Let $L: C^\infty(\mathbb{R}) \to C^\infty(\mathbb{R})$ be a linear operator which satisfies:

$L(1) = 0$

$L(x) = 1$

$L(f \cdot g) = f \cdot L(g) + g \cdot L(f)$

Is $L$ necessarily the derivative? Maybe if I throw in some kind of continuity assumption on $L$? If it helps you can throw the "chain rule" into the list of properties.

I can see that $L$ must send any polynomial function to it's derivative. I want to say "just approximate any function by polynomials, and pass to a limit", but I see two complications: First $\mathbb{R}$ is not compact, so such an approximation scheme is not likely to fly. Maybe convolution with smooth cutoff functions could help me here.

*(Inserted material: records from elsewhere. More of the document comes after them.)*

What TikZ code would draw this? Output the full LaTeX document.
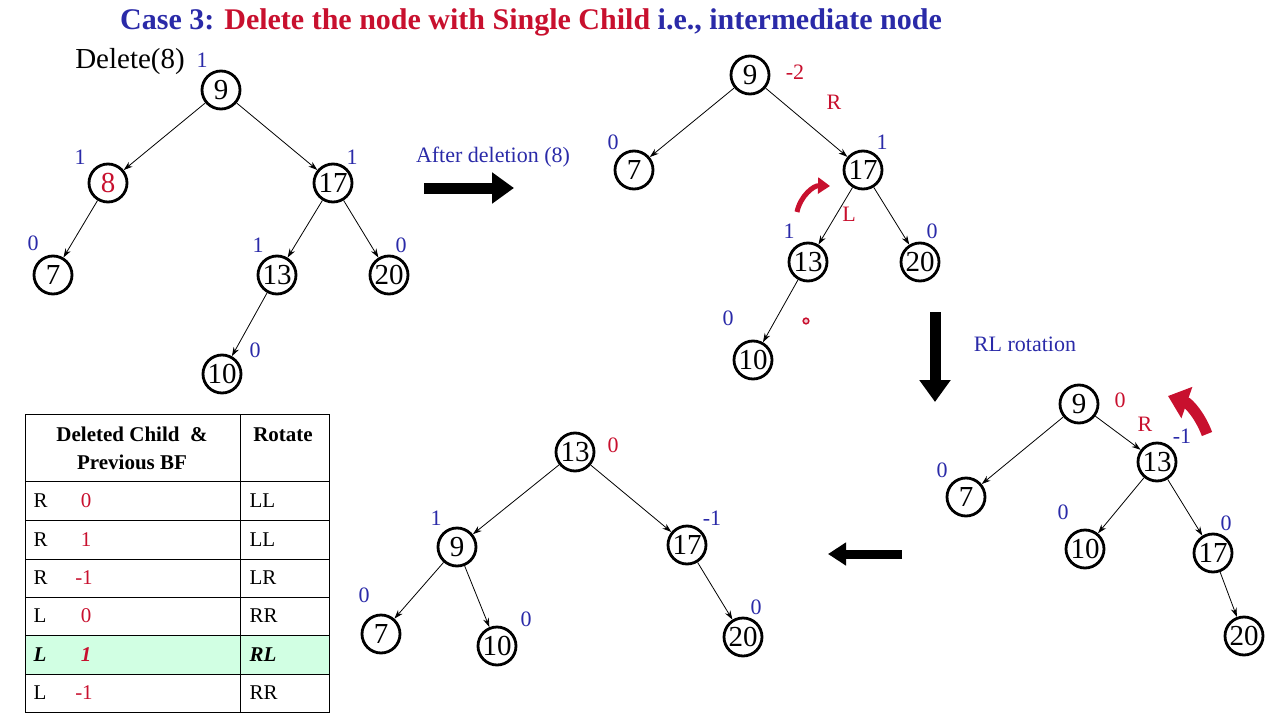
\documentclass[tikz,border=0pt]{standalone}
\usepackage{fontspec}
\setmainfont{Liberation Serif}
\usetikzlibrary{arrows.meta}
\definecolor{bl}{HTML}{2A2AA8}
\definecolor{rd}{HTML}{C8102E}
\begin{document}
\begin{tikzpicture}[x=1pt,y=-1pt,
 nd/.style={circle,draw,line width=2.8pt,minimum size=38pt,inner sep=0pt,font=\fontsize{29}{29}\selectfont},
 ed/.style={-{Stealth[length=9pt,width=6pt]},line width=0.8pt},
 bb/.style={text=bl,font=\fontsize{22}{22}\selectfont},
 rr/.style={text=rd,font=\fontsize{22}{22}\selectfont},
 big/.style={-{Triangle[length=22pt,width=30pt]},line width=11pt},
 curv/.style={-{Triangle[length=12pt,width=16pt]},line width=5pt,rd},
 tx/.style={font=\fontsize{21}{21}\selectfont,anchor=west}]
\useasboundingbox (0,0) rectangle (1280,720);
\node[font=\bfseries\fontsize{30}{30}\selectfont] (title) at (531,22) {\textcolor{bl}{Case 3:} \textcolor{rd}{Delete the node with Single Child} \textcolor{bl}{i.e., intermediate node}};
% Tree 1
\node[font=\fontsize{29}{29}\selectfont] (del) at (130,62) {Delete(8)};
\node[nd] (a9) at (221,90) {9};
\node[nd,text=rd] (a8) at (108,183) {8};
\node[nd] (a17) at (333,183) {17};
\node[nd] (a7) at (53,275) {7};
\node[nd] (a13) at (277,275) {13};
\node[nd] (a20) at (389,275) {20};
\node[nd] (a10) at (222,374) {10};
\draw[ed] (a9)--(a8); \draw[ed] (a9)--(a17); \draw[ed] (a8)--(a7);
\draw[ed] (a17)--(a13); \draw[ed] (a17)--(a20); \draw[ed] (a13)--(a10);
\node[bb] (l1) at (202,60) {1}; \node[bb] (l2) at (80,157) {1}; \node[bb] (l3) at (352,157) {1};
\node[bb] (l4) at (33,243) {0}; \node[bb] (l5) at (258,245) {1}; \node[bb] (l6) at (401,245) {0};
\node[bb] (l7) at (255,350) {0};
\coordinate (ar1s) at (424,188); \coordinate (ar1e) at (514,188);
\draw[big] (ar1s)--(ar1e);
\node[bb] (after) at (493,157) {After deletion (8)};
% Tree 2
\node[nd] (b9) at (750,75) {9};
\node[nd] (b7) at (634,170) {7};
\node[nd] (b17) at (863,170) {17};
\node[nd] (b13) at (808,262) {13};
\node[nd] (b20) at (920,262) {20};
\node[nd] (b10) at (753,360) {10};
\draw[ed] (b9)--(b7); \draw[ed] (b9)--(b17); \draw[ed] (b17)--(b13);
\draw[ed] (b17)--(b20); \draw[ed] (b13)--(b10);
\node[rr] (m1) at (795,72) {-2}; \node[rr] (m2) at (834,102) {R};
\node[bb] (m3) at (613,142) {0}; \node[bb] (m4) at (882,142) {1};
\node[rr] (m5) at (849,214) {L}; \node[bb] (m6) at (789,231) {1};
\node[bb] (m7) at (932,231) {0}; \node[bb] (m8) at (728,318) {0};
\coordinate (c1s) at (797,212); \coordinate (c1e) at (830,186);
\draw[curv] (c1s) to[bend left=40] (c1e);
\node[circle,draw=rd,fill=rd!20,line width=1.5pt,inner sep=2pt] (dot) at (806,321) {};
\coordinate (ar2s) at (935,312); \coordinate (ar2e) at (935,402);
\draw[big] (ar2s)--(ar2e);
\node[bb] (rl) at (1025,344) {RL rotation};
% Tree 3
\node[nd] (c9) at (1079,404) {9};
\node[nd] (c7) at (966,497) {7};
\node[nd] (c13) at (1157,462) {13};
\node[nd] (c10) at (1085,549) {10};
\node[nd] (c17) at (1213,553) {17};
\node[nd] (c20) at (1244,636) {20};
\draw[ed] (c9)--(c7); \draw[ed] (c9)--(c13); \draw[ed] (c13)--(c10);
\draw[ed] (c13)--(c17); \draw[ed] (c17)--(c20);
\node[rr] (n1) at (1120,400) {0}; \node[rr] (n2) at (1145,424) {R};
\node[bb] (n3) at (1182,436) {-1}; \node[bb] (n4) at (942,470) {0};
\node[bb] (n5) at (1063,512) {0}; \node[bb] (n6) at (1226,523) {0};
\coordinate (c2s) at (1207,434); \coordinate (c2e) at (1168,396);
\draw[-{Triangle[length=20pt,width=32pt]},line width=11pt,rd] (c2s) to[bend right=25] (c2e);
\coordinate (ar3s) at (902,554); \coordinate (ar3e) at (828,554);
\draw[-{Triangle[length=18pt,width=22pt]},line width=9pt] (ar3s)--(ar3e);
% Tree 4
\node[nd] (d13) at (575,452) {13};
\node[nd] (d9) at (457,547) {9};
\node[nd] (d17) at (687,545) {17};
\node[nd] (d7) at (381,634) {7};
\node[nd] (d10) at (497,646) {10};
\node[nd] (d20) at (743,637) {20};
\draw[ed] (d13)--(d9); \draw[ed] (d13)--(d17); \draw[ed] (d9)--(d7);
\draw[ed] (d9)--(d10); \draw[ed] (d17)--(d20);
\node[rr] (o1) at (613,445) {0}; \node[bb] (o2) at (436,518) {1};
\node[bb] (o3) at (712,518) {-1}; \node[bb] (o4) at (364,595) {0};
\node[bb] (o5) at (526,619) {0}; \node[bb] (o6) at (756,607) {0};
% Table
\fill[green!60!cyan!18] (25,635) rectangle (329,674);
\draw[line width=0.8pt] (25,414) rectangle (329,712);
\draw[line width=0.8pt] (240,414)--(240,712);
\foreach \y in {481,520,559,597,635,674} \draw[line width=0.8pt] (25,\y)--(329,\y);
\node[font=\bfseries\fontsize{21}{28}\selectfont,align=center] (h1) at (132,448) {Deleted Child \ \&\\Previous BF};
\node[font=\bfseries\fontsize{21}{21}\selectfont] (h2) at (283,435) {Rotate};
\node[tx] (r1a) at (30,501) {R}; \node[rr,font=\fontsize{21}{21}\selectfont] (r1b) at (86,501) {0}; \node[tx] (r1c) at (246,501) {LL};
\node[tx] (r2a) at (30,540) {R}; \node[rr,font=\fontsize{21}{21}\selectfont] (r2b) at (86,540) {1}; \node[tx] (r2c) at (246,540) {LL};
\node[tx] (r3a) at (30,578) {R}; \node[rr,font=\fontsize{21}{21}\selectfont] (r3b) at (84,578) {-1}; \node[tx] (r3c) at (246,578) {LR};
\node[tx] (r4a) at (30,616) {L}; \node[rr,font=\fontsize{21}{21}\selectfont] (r4b) at (86,616) {0}; \node[tx] (r4c) at (246,616) {RR};
\node[tx,font=\bfseries\itshape\fontsize{21}{21}\selectfont] (r5a) at (30,655) {L}; \node[rr,font=\bfseries\itshape\fontsize{21}{21}\selectfont] (r5b) at (86,655) {1}; \node[tx,font=\bfseries\itshape\fontsize{21}{21}\selectfont] (r5c) at (246,655) {RL};
\node[tx] (r6a) at (30,693) {L}; \node[rr,font=\fontsize{21}{21}\selectfont] (r6b) at (84,693) {-1}; \node[tx] (r6c) at (246,693) {RR};
\end{tikzpicture}
\end{document}
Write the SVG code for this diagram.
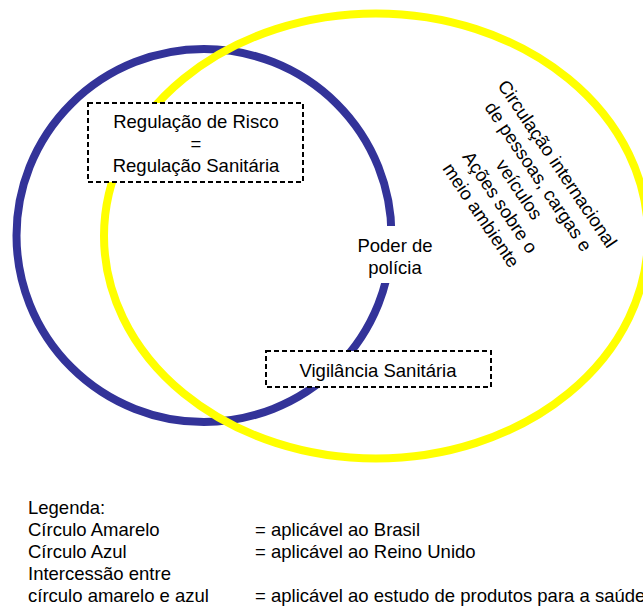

Even if I could rig up something I am concerned that if polynomials $p_n$ converge to $f$, I may not have $p_n'$ converging to $f'$. My Analysis skills are really not too hot so I would like some help.

I am interested in this question because it is a slight variant of a characterization given here:

Why do we teach calculus students the derivative as a limit?

I am not sure whether or not those properties characterize the derivative, and they are closely related to mine.

If these properties do not characterize the derivative operator, I would like to see another operator which satisfies these properties. Can you really write one down or do you need the axiom of choice? I feel that any counterexample would have to be very weird.